The hike from hell


All interviews in this article are fictional. Any parallels to any persons living (or dead) are purely coincidental.

Upper-campus residents are easily recognizable. Behind their endlessly blistered feet and harried looks from rushing back to campus are a milieu of traumatic experiences: the unforgiving walks back after a late night studying, or forgetting a textbook in their dorm. You might also notice their iron calves and massive backpacks, usually stuffed with a tent, two pounds of Clif Bars and emergency flares to fuel their journeys back home.

If you’ve ever walked up to Stewie Hall, you know the struggle. With weak legs and sweat pouring down your skin, each step feels like plunging into infernal quicksand. Once you finally reach the entrance of Stewie Hall, you know the grim sight that awaits you: students lying on the ground, covered in bandages with tears streaked across their faces.

For years, students have dreamed of alternatives to walking up the hill. But recently, lower campus dorms dealing with overflow have put the issue in the limelight. When residents of Braun or Norris run out of energy for the arduous hike to their rooms, they sneak in. One Bell-Young resident tripped over an upper-campus resident who had set up in a sleeping bag in the middle of the hallway, making him bump into the wall and get a bloody nose.

Upon reflection, the Bell-Young resident said he could have been more careful. But he still believes the problem has been left unaddressed.

“I am definitely not trippin’ about getting these people out of here,” the resident said.

Although lower-campus RAs have decided to stop letting upper campus residents in, they are resilient, often climbing through windows or onto balconies. Many lower-campus residents have grown used to this.

“If I hear bowl shatter in the kitchen around midnight, I know it’s probably justsome harmless Berkus kid trying to get some shut-eye. It’s really no big deal,” a Newcomb resident said.

Students occasionally get stuck in the windows, too. One RA called the Los Angeles Fire department to extract someone who had their underwear caught on a windowsill and was unable to move further.

To help think of creative solutions, we sent a Google form to upper campus residents and received some great suggestions for alternative transportation methods. Among them were a ski lift, giant trampolines and an electric zip line.

Some student organizations are taking the matter into their own hands. Rumor has it that Engineering Club is working on a catapult that would launch students from the quad onto helipad-sized cushions in front of each upper-campus residence hall. However, they said the project was suspended after a test run vaulted Oswald onto President Veitch’s car.

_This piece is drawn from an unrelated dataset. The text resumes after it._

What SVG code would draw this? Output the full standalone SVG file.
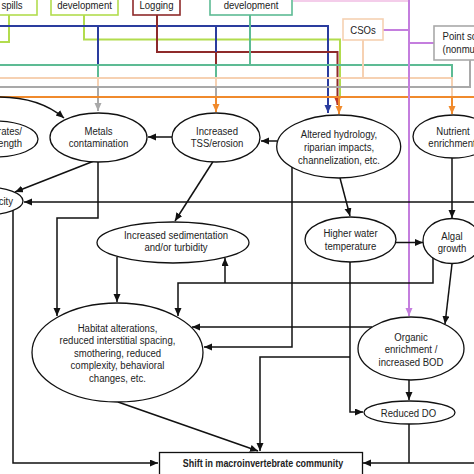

“It was an honest miscalculation,” Julie Hahn, a member of Engineering club, said. “We’re going back to the drawing board on that one.”

In the meantime, however, the campus has to cope. Some students said they’ve learned to actually enjoy climbing the hill. #Calvesforsecondhalves became a popular hashtag on Twitter among Oxy athletes, who are confident that the hike helps them get that extra boost late in athletic performances. Some of these students will meet up for purposeful treks up the hill to get an extra workout in.

For those still trying to adjust to the hike, there is a special session of Meditation Club for upper campus residents titled “Welcome to Hill: Elevating yourself to new heights” in Herrick Chapel (Wednesdays at 6 p.m.). The intention-setting is focused on resilience.

Ultimately, like the showers of Stewie Hall, the upper-campus trek is a part of the Oxy experience that brings individuals closer. Until the ski lifts are constructed, rock that wicked smile and find ways to enjoy your hikes. Consider having a picnic on the stairs to Pauley or laying down your towel in the middle of Bird Road for some So Cal tanning. Embrace the climb.